At this stage of my career I still didn’t know exactly what I wanted to do in the investment world so the portfolio manager/analyst track was appealing to me from many of the conversations we had with these firms.
Reading Lynch’s second book was one of the first things gave me pause about this career possibility. Michael and I talked about this on last week’s podcast following a new Barron’s piece about Lynch:
Stock-picking sounds great when you read the folksy quotes from people like Lynch but when you realize how much work goes into those stock picks it’s not as easy as “buy what you know.” He wasn’t just picking companies his wife noticed at the mall. He was talking to company management, suppliers, competitors, and industry experts for hundreds of companies.
And dealing with numerous portfolio managers over the years makes you realize how rare the Peter Lynch’s of the world are. Part of me wishes for every book written about Warren Buffett or Peter Lynch, there were 10 more written about portfolio managers who underperformed and failed to find multiple ten-baggers.
Those managers I was tracking for the first 10-12 years or so of my career were all intelligent. Most went to some of the most prestigious schools in the country. They were well paid and had access to some of the best research tools in the business. And the majority of them failed to beat their benchmarks, let alone match Lynch’s results.
I get the fact that nobody in their right mind would buy a book about underperforming portfolio managers but those tales are more important for 99% of investors. They would show how unique people like Peter Lynch are in the investing world.
Amateur and professional investors alike would love to pick ten-bagger stocks like Lynch but his general views on the market are far more applicable than his stock-picking for the vast majority of investors.
Lynch told Barron’s, “The thesis underlying everything, whether you’re an actively managed fund or a passive fund, is that the U.S. will be OK. If you don’t believe that, you shouldn’t be in the stock market.”

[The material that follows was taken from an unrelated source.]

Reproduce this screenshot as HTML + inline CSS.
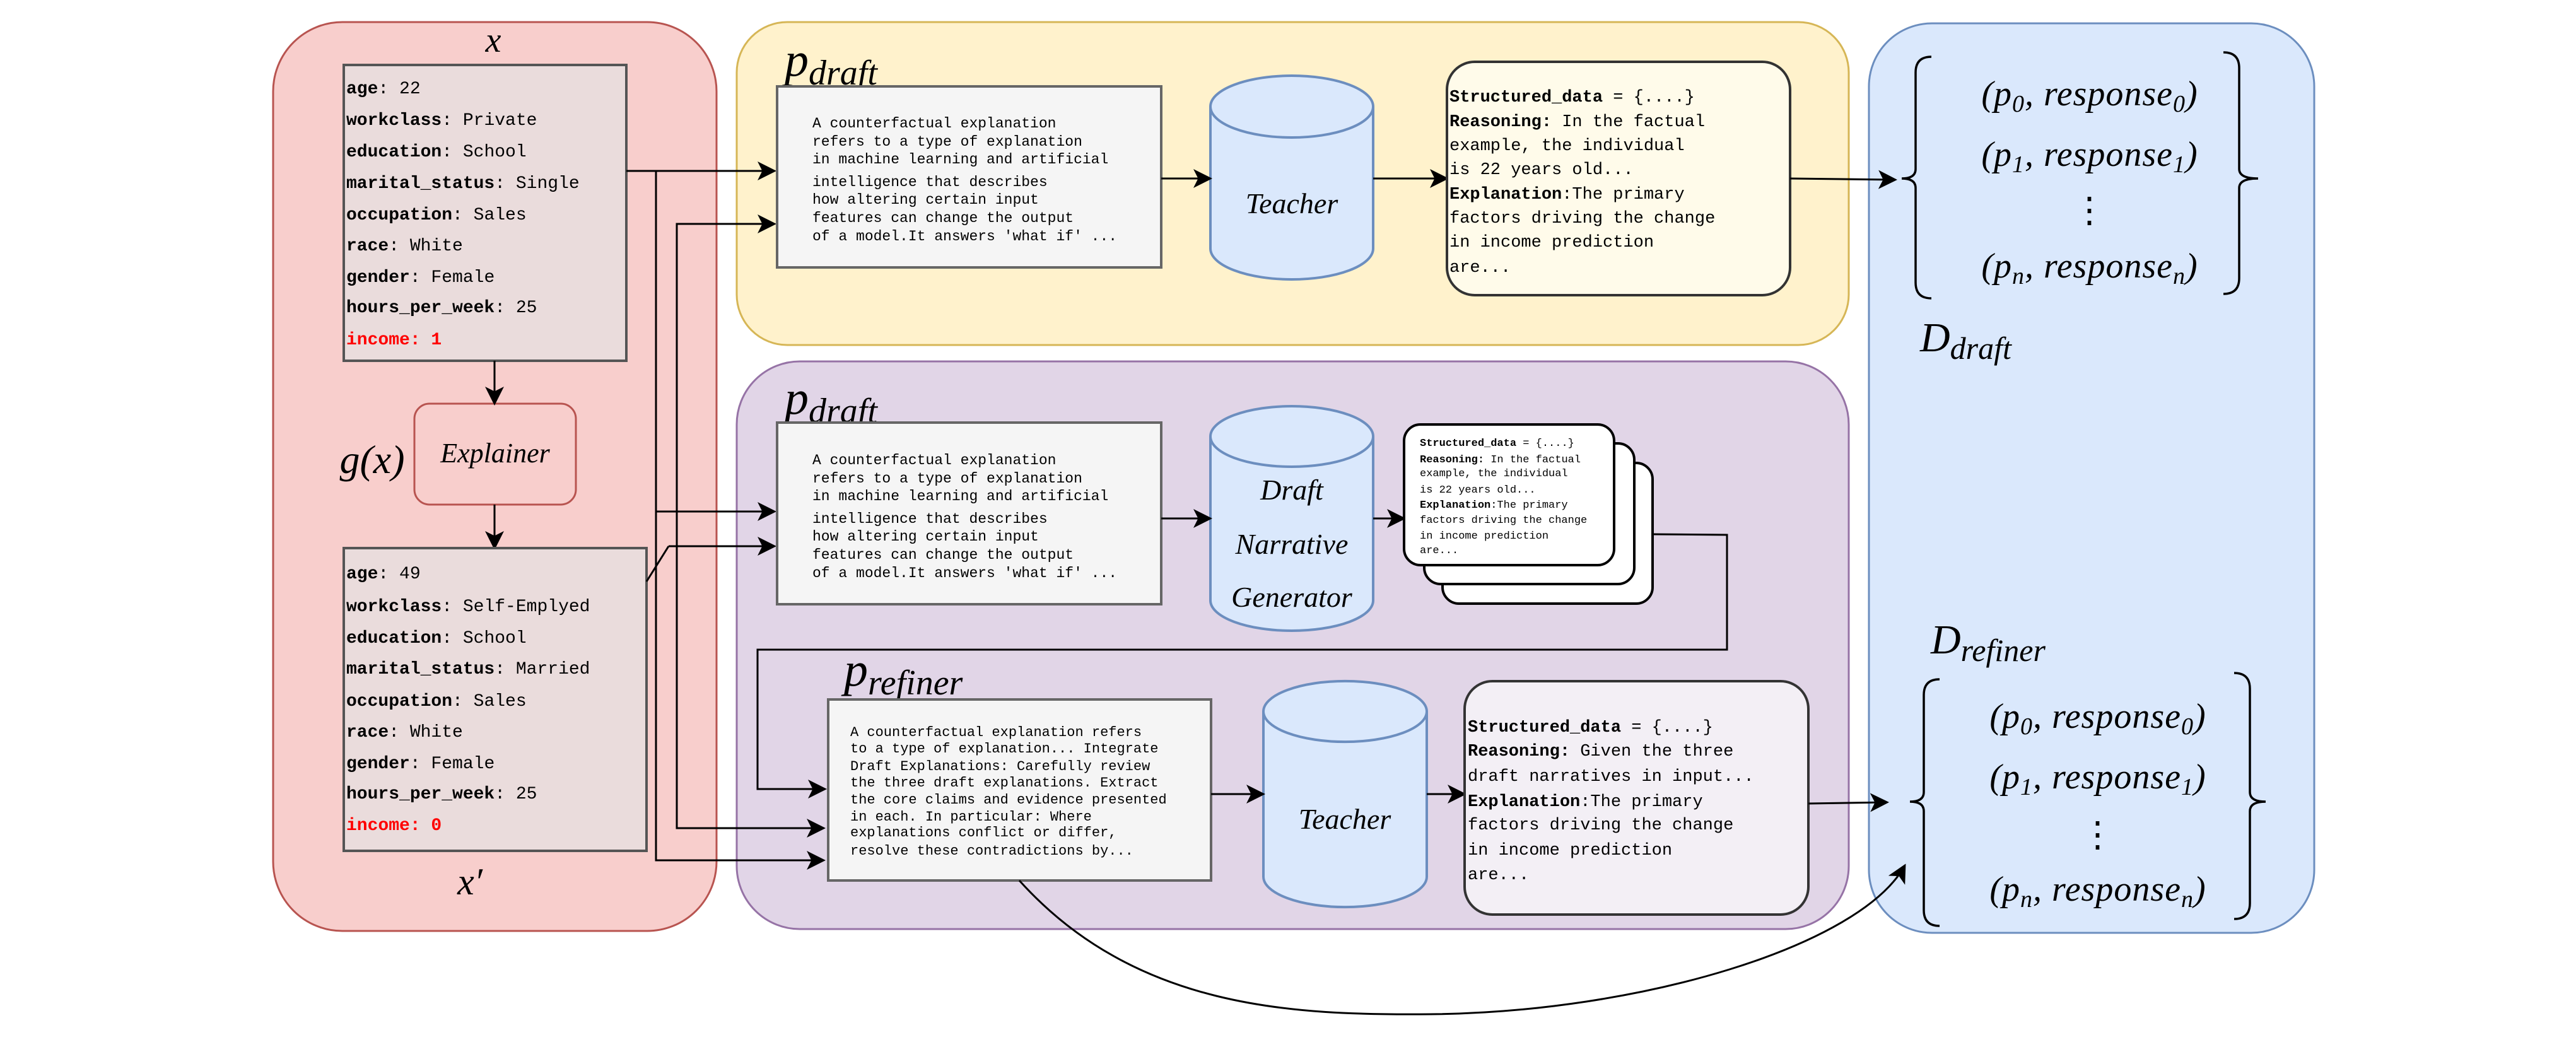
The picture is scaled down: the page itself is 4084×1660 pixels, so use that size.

In an interview from the 1990s with PBS, Lynch gave a much longer answer when asked about market timing:
If you’re in the market, you have to know there’s going to be declines. And they’re going to cap and every couple of years you’re going to get a 10 percent correction. That’s a euphemism for losing a lot of money rapidly. That’s what a “correction” is called. And a bear market is 20-25-30 percent decline. They’re gonna happen. When they’re gonna start, no one knows. If you’re not ready for that, you shouldn’t be in the stock market. I mean stomach is the key organ here. It’s not the brain. Do you have the stomach for these kind of declines? And what’s your timing like? Is your horizon one year? Is your horizon ten years or 20 years? If you’ve been lucky enough to save up lots of money and you’re about to send one kid to college and your child’s starting a year from now, you decide to invest in stocks directly or with a mutual fund with a one-year horizon or a two-year horizon, that’s silly. That’s just like betting on red or black at the casino. What the market’s going to do in one or two years, you don’t know. Time is on your side in the stock market. It’s on your side. And when stocks go down, if you’ve got the money, you don’t worry about it and you’re putting more in, you shouldn’t worry about it. You should worry what are stocks going to be 10 years from now, 20 years from now, 30 years from now. I’m very confident.
Lynch was one of the original star portfolio managers, which is a dying breed at the moment. I have nothing against stock-picking (some of my best friends are stock-pickers!) but it’s important to be realistic when entering this field.
Most investors would be better off following Peter Lynch’s long-term views about the stock market than trying to emulate his stock-picking prowess.